Request: Reproduce all the material exactly, minus any pictures it holds.

··· Data block

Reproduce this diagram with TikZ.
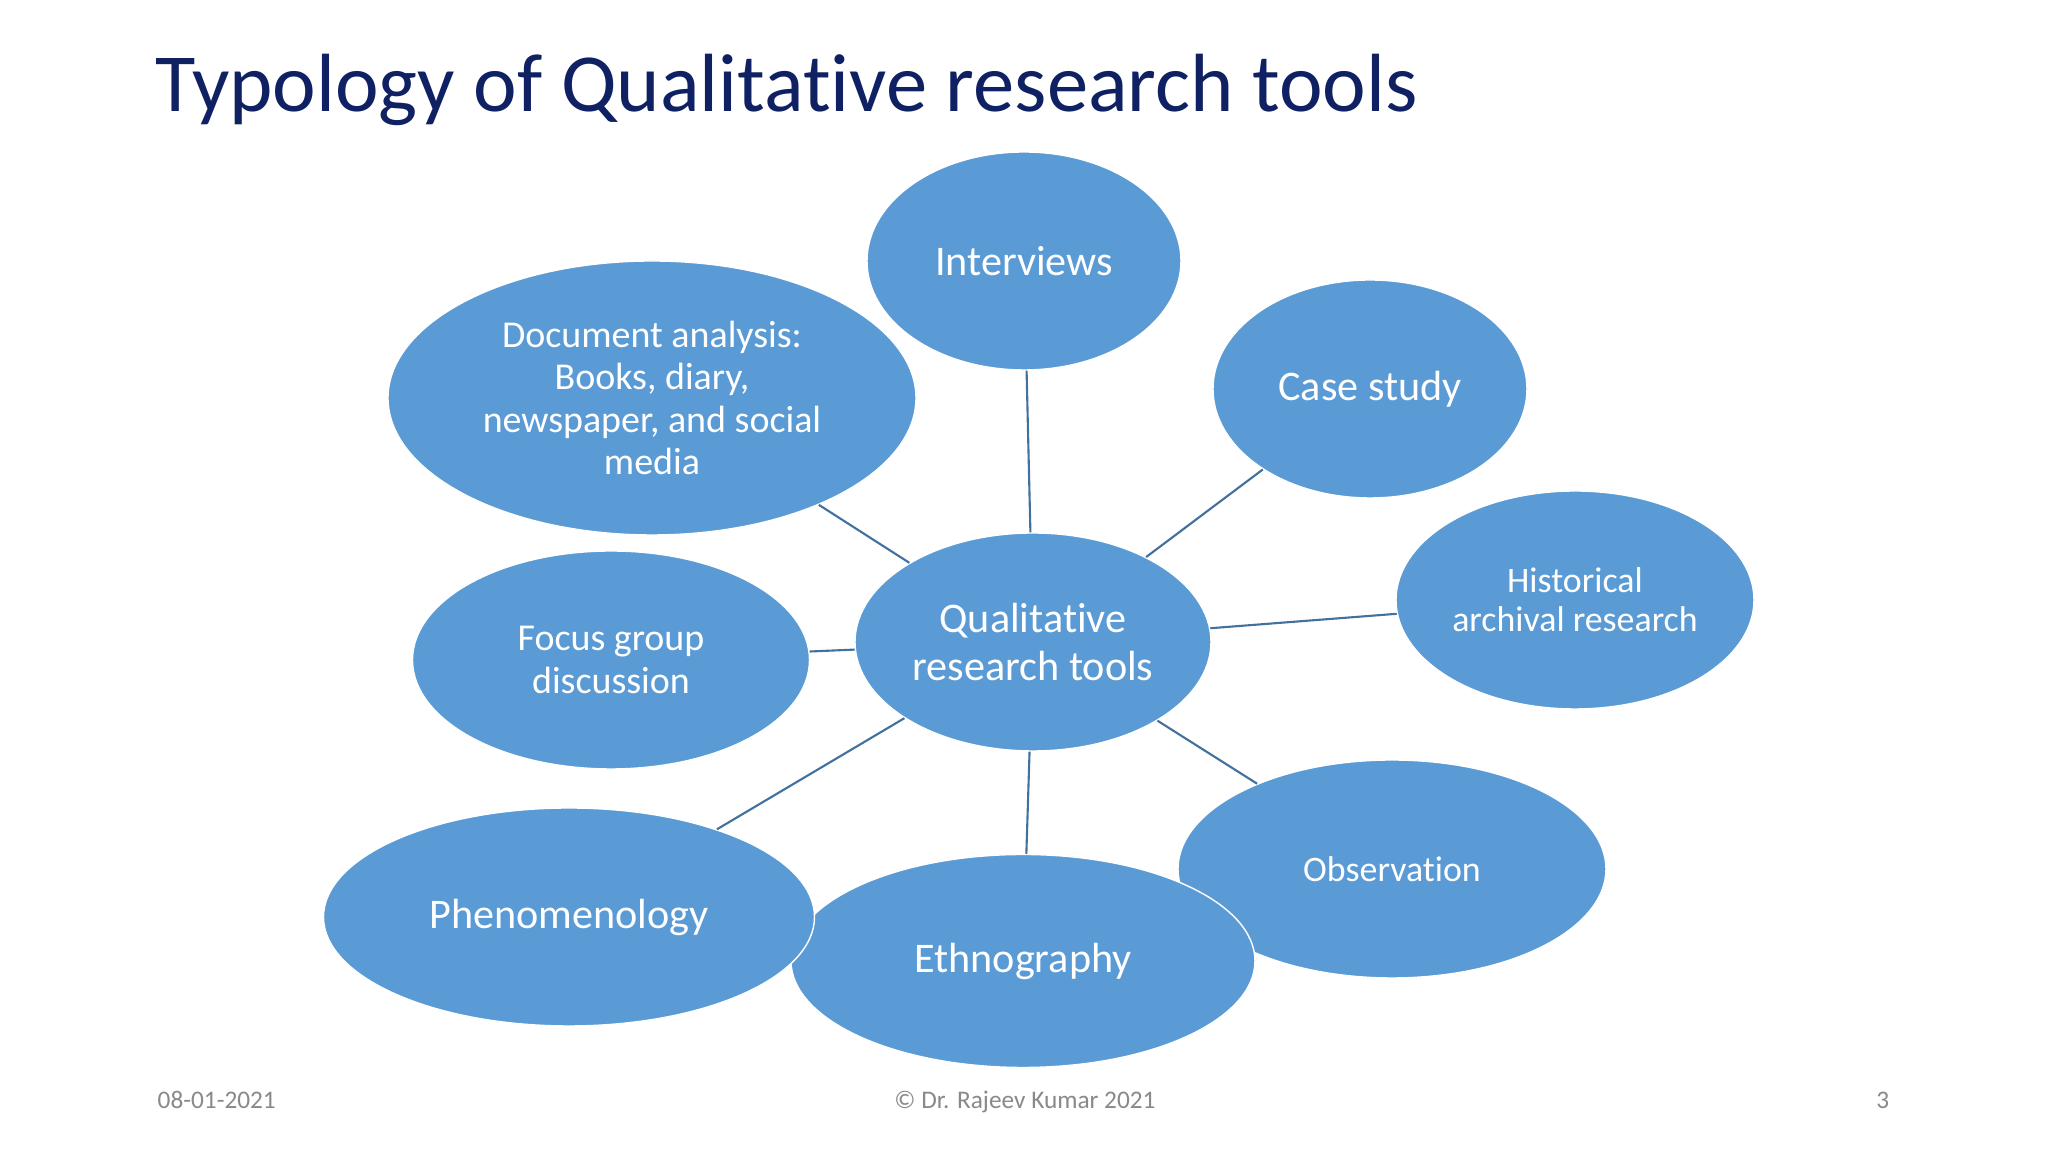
\documentclass[tikz,border=0pt]{standalone}
\usepackage{fontspec}
\setmainfont{Carlito}[Ligatures=NoCommon]
\usepackage{tikz}
\usetikzlibrary{shapes.geometric}
\usepackage{xcolor}
\definecolor{toolblue}{HTML}{5B9BD5}
\definecolor{linkblue}{HTML}{41719C}
\definecolor{titleblue}{HTML}{0F2163}
\definecolor{footgray}{HTML}{898989}

\begin{document}
\begin{tikzpicture}[tool/.style={ellipse,fill=toolblue,draw=white,line width=0.4pt,text=white,align=center,inner sep=0pt},
  big/.style={font=\fontsize{12}{13.4}\selectfont},
  small/.style={font=\fontsize{10.8}{12}\selectfont},
  link/.style={draw=linkblue,line width=0.6pt},
  foot/.style={text=footgray,font=\fontsize{7.2}{8.6}\selectfont,inner sep=0pt}]
\useasboundingbox[fill=white] (0,0) rectangle (20.48,11.52);
\node[anchor=base west,inner sep=0pt,text=titleblue,font=\fontsize{23.5}{28}\selectfont] (title) at (1.55,10.40) {Typology of Qualitative research tools};
\node[tool,big,minimum width=3.14cm,minimum height=2.18cm] (int) at (10.24,8.91) {Interviews};
\node[tool,big,minimum width=3.14cm,minimum height=2.18cm] (case) at (13.70,7.63) {Case study};
\node[tool,small,minimum width=5.28cm,minimum height=2.74cm] (doc) at (6.52,7.54) {Document analysis:\\Books, diary,\\newspaper, and social\\media};
\node[tool,minimum width=3.58cm,minimum height=2.18cm,font=\fontsize{10.2}{11.1}\selectfont] (hist) at (15.75,5.52) {Historical\\archival research};
\node[tool,big,minimum width=3.56cm,minimum height=2.18cm] (hub) at (10.33,5.10) {Qualitative\\research tools};
\node[tool,small,minimum width=3.97cm,minimum height=2.18cm] (focus) at (6.11,4.92) {Focus group\\discussion};
\node[tool,minimum width=4.28cm,minimum height=2.18cm,font=\fontsize{10.2}{11.1}\selectfont] (obs) at (13.92,2.83) {Observation};
\node[tool,big,minimum width=4.64cm,minimum height=2.13cm] (eth) at (10.23,1.91) {Ethnography};
\node[tool,big,minimum width=4.91cm,minimum height=2.18cm] (phen) at (5.69,2.35) {Phenomenology};
\foreach \t in {int,case,doc,hist,focus,obs,eth,phen}
  \draw[link] (hub) -- (\t);
\node[foot,anchor=base west] (date) at (1.57,0.43) {08-01-2021};
\node[foot,anchor=base] (copy) at (10.25,0.43) {© Dr. Rajeev Kumar 2021};
\node[foot,anchor=base east] (page) at (18.90,0.43) {3};
\end{tikzpicture}
\end{document}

······

Response to the task:
Reproduce this diagram with TikZ.
\documentclass[tikz,border=0pt]{standalone}
\usepackage{fontspec}
\setmainfont{Carlito}[Ligatures=NoCommon]
\usepackage{tikz}
\usetikzlibrary{shapes.geometric}
\usepackage{xcolor}
\definecolor{toolblue}{HTML}{5B9BD5}
\definecolor{linkblue}{HTML}{41719C}
\definecolor{titleblue}{HTML}{0F2163}
\definecolor{footgray}{HTML}{898989}

\begin{document}
\begin{tikzpicture}[tool/.style={ellipse,fill=toolblue,draw=white,line width=0.4pt,text=white,align=center,inner sep=0pt},
  big/.style={font=\fontsize{12}{13.4}\selectfont},
  small/.style={font=\fontsize{10.8}{12}\selectfont},
  link/.style={draw=linkblue,line width=0.6pt},
  foot/.style={text=footgray,font=\fontsize{7.2}{8.6}\selectfont,inner sep=0pt}]
\useasboundingbox[fill=white] (0,0) rectangle (20.48,11.52);
\node[anchor=base west,inner sep=0pt,text=titleblue,font=\fontsize{23.5}{28}\selectfont] (title) at (1.55,10.40) {Typology of Qualitative research tools};
\node[tool,big,minimum width=3.14cm,minimum height=2.18cm] (int) at (10.24,8.91) {Interviews};
\node[tool,big,minimum width=3.14cm,minimum height=2.18cm] (case) at (13.70,7.63) {Case study};
\node[tool,small,minimum width=5.28cm,minimum height=2.74cm] (doc) at (6.52,7.54) {Document analysis:\\Books, diary,\\newspaper, and social\\media};
\node[tool,minimum width=3.58cm,minimum height=2.18cm,font=\fontsize{10.2}{11.1}\selectfont] (hist) at (15.75,5.52) {Historical\\archival research};
\node[tool,big,minimum width=3.56cm,minimum height=2.18cm] (hub) at (10.33,5.10) {Qualitative\\research tools};
\node[tool,small,minimum width=3.97cm,minimum height=2.18cm] (focus) at (6.11,4.92) {Focus group\\discussion};
\node[tool,minimum width=4.28cm,minimum height=2.18cm,font=\fontsize{10.2}{11.1}\selectfont] (obs) at (13.92,2.83) {Observation};
\node[tool,big,minimum width=4.64cm,minimum height=2.13cm] (eth) at (10.23,1.91) {Ethnography};
\node[tool,big,minimum width=4.91cm,minimum height=2.18cm] (phen) at (5.69,2.35) {Phenomenology};
\foreach \t in {int,case,doc,hist,focus,obs,eth,phen}
  \draw[link] (hub) -- (\t);
\node[foot,anchor=base west] (date) at (1.57,0.43) {08-01-2021};
\node[foot,anchor=base] (copy) at (10.25,0.43) {© Dr. Rajeev Kumar 2021};
\node[foot,anchor=base east] (page) at (18.90,0.43) {3};
\end{tikzpicture}
\end{document}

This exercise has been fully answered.